Progress shots of Dave's Flying Sub build:

http://moebiusmodels.com/flyingSub/


----------



## mcdougall (Oct 28, 2007)

Verrrry Cool :thumbsup:
Mcdee


----------



## Steve244 (Jul 22, 2001)

I wanna see the outtakes like where he skewers his thumb and then spills lacquer thinner on it.

(looks like a well engineered model!)


----------



## falcon49xxxx (Aug 4, 2008)

(looks like a well engineered model!)[/QUOTE]

it is.


----------



## Rebel Rocker (Jan 26, 2000)

Definitely pumped about this one!!

Wayne


----------



## thepixelpusher (Jan 31, 2009)

Can't wait!

Tom


----------



## AJ-1701 (May 10, 2008)

thepixelpusher said:


> Can't wait!
> 
> Tom


Agreed!!! :thumbsup:


----------



## Captain Han Solo (Apr 5, 2002)

*BEAUTI------FUL!!!!!!!!!:thumbsup::thumbsup::thumbsup::thumbsup::thumbsup::woohoo:*


----------



## junglelord (Mar 6, 2007)

Its going to be a busy summer on the water
:thumbsup:


----------



## fluke (Feb 27, 2001)

:woohoo::thumbsup:

Dave has all the fun. 

Whats with the recess lines and pins for the landing gear, claw and hook doors etc??


----------



## Carson Dyle (May 7, 2003)

My understanding of those recessed lines is that they're basically templates for those wishing to augment their kits with scratch-built or aftermarket detail parts.


----------



## fluke (Feb 27, 2001)

Is that neeto or what? :thumbsup:

I probably will not but great for those who will!

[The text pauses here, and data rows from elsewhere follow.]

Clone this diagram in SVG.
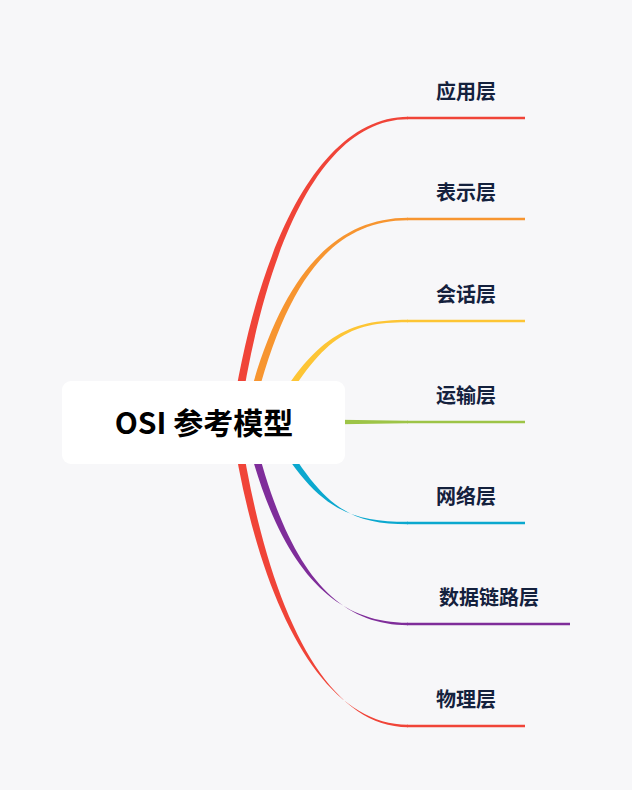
<svg xmlns="http://www.w3.org/2000/svg" width="632" height="790" viewBox="0 0 632 790">
<style>
.l{font-family:"Noto Sans CJK SC","Noto Sans",sans-serif;font-weight:bold;font-size:20px;fill:#14213d;text-anchor:middle}
.h{stroke-width:2.5;fill:none}
</style>
<rect width="632" height="790" fill="#f7f7f9"/>
<g id="connectors">
<path d="M231,422 C256,250 318,117 408,116.8 L408,119.2 C320,119 264,250 239,422Z" fill="#f04438"/>
<line class="h" x1="407" y1="118" x2="525" y2="118" stroke="#f04438"/>
<path d="M243,422 C275,285 328,218 408,217.8 L408,220.2 C330,220 283,285 251,422Z" fill="#f79530"/>
<line class="h" x1="407" y1="219" x2="525" y2="219" stroke="#f79530"/>
<path d="M266,422 C314,335 348,320 408,319.8 L408,322.2 C350,322 322,335 274,422Z" fill="#fdc535"/>
<line class="h" x1="407" y1="321" x2="525" y2="321" stroke="#fdc535"/>
<path d="M250,418.5 L408,420.8 L408,423.2 L250,425.5Z" fill="#9dc447"/>
<line class="h" x1="407" y1="422" x2="525" y2="422" stroke="#9dc447"/>
<path d="M266,422 C314,509 348,522 408,521.8 L408,524.2 C350,524 322,509 274,422Z" fill="#0ba8cf"/>
<line class="h" x1="407" y1="523" x2="525" y2="523" stroke="#0ba8cf"/>
<path d="M243,422 C275,560 328,623 408,622.8 L408,625.2 C330,625 283,560 251,422Z" fill="#7f2d9a"/>
<line class="h" x1="407" y1="624" x2="570" y2="624" stroke="#7f2d9a"/>
<path d="M231,422 C256,594 318,725 408,724.8 L408,727.2 C320,727 264,594 239,422Z" fill="#f04438"/>
<line class="h" x1="407" y1="726" x2="525" y2="726" stroke="#f04438"/>
</g>
<g id="center">
<rect x="62" y="381" width="283" height="83" rx="9" fill="#ffffff"/>
<text x="204" y="434" style="font-family:'Noto Sans CJK SC','Noto Sans',sans-serif;font-weight:bold;font-size:30px;text-anchor:middle" fill="#000">OSI 参考模型</text>
</g>
<g id="n1"><text class="l" x="466" y="99">应用层</text></g>
<g id="n2"><text class="l" x="466" y="200">表示层</text></g>
<g id="n3"><text class="l" x="466" y="302">会话层</text></g>
<g id="n4"><text class="l" x="466" y="403">运输层</text></g>
<g id="n5"><text class="l" x="466" y="504">网络层</text></g>
<g id="n6"><text class="l" x="489" y="605">数据链路层</text></g>
<g id="n7"><text class="l" x="466" y="707">物理层</text></g>
</svg>
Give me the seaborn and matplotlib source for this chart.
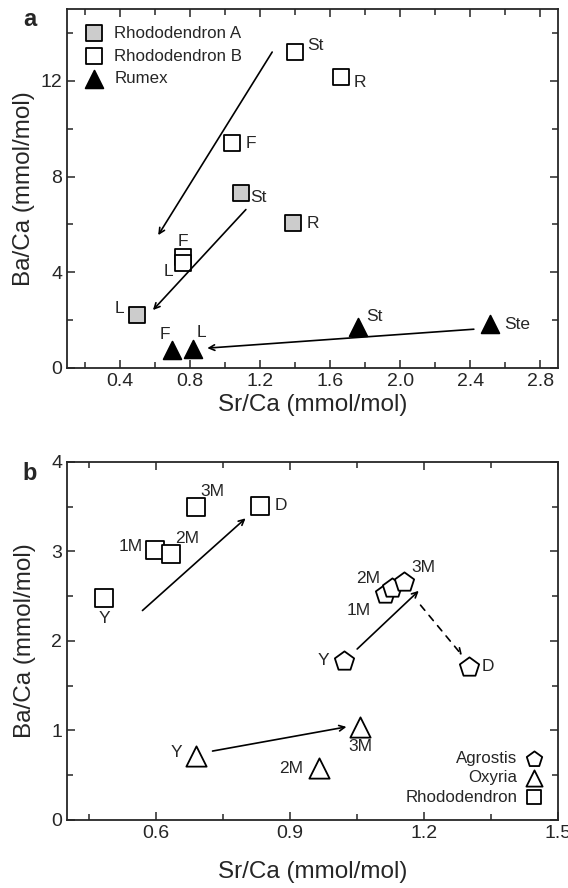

BUILD ON!


----------



## Argonaut (Feb 11, 2007)

Awww...just an excuse for me to buy a second kit!!:freak:


----------



## teslabe (Oct 20, 2007)

Argonaut said:


> Awww...just an excuse for me to buy a second kit!!:freak:


Go ahead, I did.....:thumbsup:


----------



## GForceSS (Feb 2, 2009)

The FS kit looks sooo sweet! How did he get his when mine is still in preorder status? (sigh)


----------



## Dave Metzner (Jan 1, 1970)

Mine is a test shot!
Dave


----------



## GForceSS (Feb 2, 2009)

Ok. Well I'll just have to work on my Seaview until it shows up. Milt


----------



## Dave Metzner (Jan 1, 1970)

I do the product development work for Moebius so I get test shots of everything.
I do build-ups as part of process of de-bugging the test shots. 
At the same time I do painted build-ups for displays and for Instruction sheet photos.......

Dave


----------



## Seaview (Feb 18, 2004)

Hopefully, the FS instructions will be layed out in the same format as the Chariot or Invisible Man instructions. I found the Space Pod instructions to be a little confusing (BTW, thanks for the exploded drawing!), but the Chariot sheets were compiled the way, IMHO, instructions should always be done. :thumbsup:


----------



## woof359 (Apr 27, 2003)

a kit i have been waiting for, wood like to see how well the upper and lower hull have mate togther tho


----------



## falcon49xxxx (Aug 4, 2008)

Seemlessly.It's a very nice fit,and I have been taking the top off and on for some time now.alex


----------